→ **WHAT THE EXERCISE ASKS**: Quote every line of the data below as it stands, omitting pictures.

→ **PROVIDED RECORDS**:
┄┄┄┄┄┄┄┄┄┄
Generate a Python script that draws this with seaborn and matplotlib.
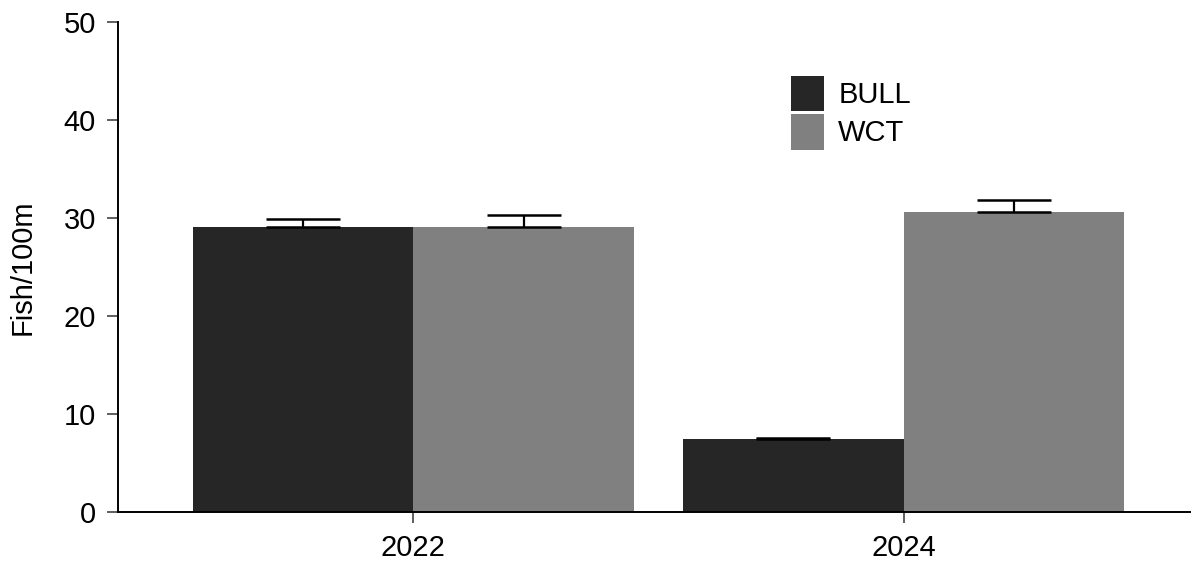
import matplotlib
matplotlib.use("Agg")
import matplotlib.pyplot as plt
import seaborn as sns
import pandas as pd
import numpy as np

years = ["2022", "2024"]
species = ["BULL", "WCT"]
bull_means = [29.1, 7.45]
wct_means = [29.1, 30.6]
bull_err = [0.8, 0.1]
wct_err = [1.2, 1.2]
colors = ["#262626", "#808080"]

df = pd.DataFrame({
    "Year": years * 2,
    "Species": [species[0]] * 2 + [species[1]] * 2,
    "Value": bull_means + wct_means,
})

sns.set_theme(style="ticks")
plt.rcParams["font.family"] = ["Liberation Sans", "DejaVu Sans"]
plt.rcParams["text.color"] = "black"
plt.rcParams["axes.labelcolor"] = "black"
plt.rcParams["xtick.labelcolor"] = "black"
plt.rcParams["ytick.labelcolor"] = "black"

FS = 21
fig = plt.figure(figsize=(11.91, 5.62), dpi=100)
ax = fig.add_axes([0.0991, 0.089, 0.9, 0.872])

sns.barplot(data=df, x="Year", y="Value", hue="Species", order=years,
            hue_order=species, palette=colors, width=0.9, errorbar=None,
            saturation=1, ax=ax, linewidth=0)

errs = {species[0]: bull_err, species[1]: wct_err}
means = {species[0]: bull_means, species[1]: wct_means}
for container, sp in zip(ax.containers, species):
    xs = [p.get_x() + p.get_width() / 2 for p in container.patches]
    ax.errorbar(xs, means[sp], yerr=[np.zeros(len(xs)), errs[sp]],
                fmt="none", ecolor="black", elinewidth=1.6, capthick=1.8,
                capsize=26.5)

ax.set_ylim(0, 50)
ax.set_yticks([0, 10, 20, 30, 40, 50])
ax.set_xlim(-0.602, 1.584)
ax.set_xlabel("")
ax.set_ylabel("Fish/100m", fontsize=FS, labelpad=19)
ax.tick_params(axis="both", labelsize=FS, length=8, width=1.2, color="#444444",
               labelcolor="black", direction="out", pad=8)
for s in ["top", "right"]:
    ax.spines[s].set_visible(False)
for s in ["left", "bottom"]:
    ax.spines[s].set_color("black")
    ax.spines[s].set_linewidth(1.4)

leg = ax.legend(loc="upper left", bbox_to_anchor=(0.6275, 0.89), frameon=False,
                fontsize=FS, handlelength=1.13, handleheight=1.49,
                labelspacing=0.1, handletextpad=0.5, borderaxespad=0,
                borderpad=0)
for t in leg.get_texts():
    t.set_color("black")

fig.savefig("out.png", dpi=100)
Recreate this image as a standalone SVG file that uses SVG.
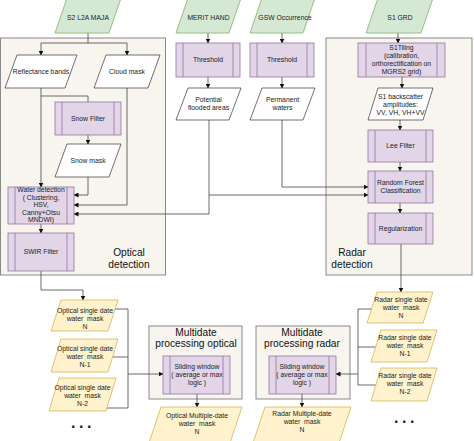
┄┄┄┄┄┄┄┄┄┄
→ **FINISHED EXERCISE**:
Generate a Python script that draws this with seaborn and matplotlib.
import matplotlib
matplotlib.use("Agg")
import matplotlib.pyplot as plt
import seaborn as sns
import pandas as pd
import numpy as np

years = ["2022", "2024"]
species = ["BULL", "WCT"]
bull_means = [29.1, 7.45]
wct_means = [29.1, 30.6]
bull_err = [0.8, 0.1]
wct_err = [1.2, 1.2]
colors = ["#262626", "#808080"]

df = pd.DataFrame({
    "Year": years * 2,
    "Species": [species[0]] * 2 + [species[1]] * 2,
    "Value": bull_means + wct_means,
})

sns.set_theme(style="ticks")
plt.rcParams["font.family"] = ["Liberation Sans", "DejaVu Sans"]
plt.rcParams["text.color"] = "black"
plt.rcParams["axes.labelcolor"] = "black"
plt.rcParams["xtick.labelcolor"] = "black"
plt.rcParams["ytick.labelcolor"] = "black"

FS = 21
fig = plt.figure(figsize=(11.91, 5.62), dpi=100)
ax = fig.add_axes([0.0991, 0.089, 0.9, 0.872])

sns.barplot(data=df, x="Year", y="Value", hue="Species", order=years,
            hue_order=species, palette=colors, width=0.9, errorbar=None,
            saturation=1, ax=ax, linewidth=0)

errs = {species[0]: bull_err, species[1]: wct_err}
means = {species[0]: bull_means, species[1]: wct_means}
for container, sp in zip(ax.containers, species):
    xs = [p.get_x() + p.get_width() / 2 for p in container.patches]
    ax.errorbar(xs, means[sp], yerr=[np.zeros(len(xs)), errs[sp]],
                fmt="none", ecolor="black", elinewidth=1.6, capthick=1.8,
                capsize=26.5)

ax.set_ylim(0, 50)
ax.set_yticks([0, 10, 20, 30, 40, 50])
ax.set_xlim(-0.602, 1.584)
ax.set_xlabel("")
ax.set_ylabel("Fish/100m", fontsize=FS, labelpad=19)
ax.tick_params(axis="both", labelsize=FS, length=8, width=1.2, color="#444444",
               labelcolor="black", direction="out", pad=8)
for s in ["top", "right"]:
    ax.spines[s].set_visible(False)
for s in ["left", "bottom"]:
    ax.spines[s].set_color("black")
    ax.spines[s].set_linewidth(1.4)

leg = ax.legend(loc="upper left", bbox_to_anchor=(0.6275, 0.89), frameon=False,
                fontsize=FS, handlelength=1.13, handleheight=1.49,
                labelspacing=0.1, handletextpad=0.5, borderaxespad=0,
                borderpad=0)
for t in leg.get_texts():
    t.set_color("black")

fig.savefig("out.png", dpi=100)
Recreate this image as a standalone SVG file that uses SVG.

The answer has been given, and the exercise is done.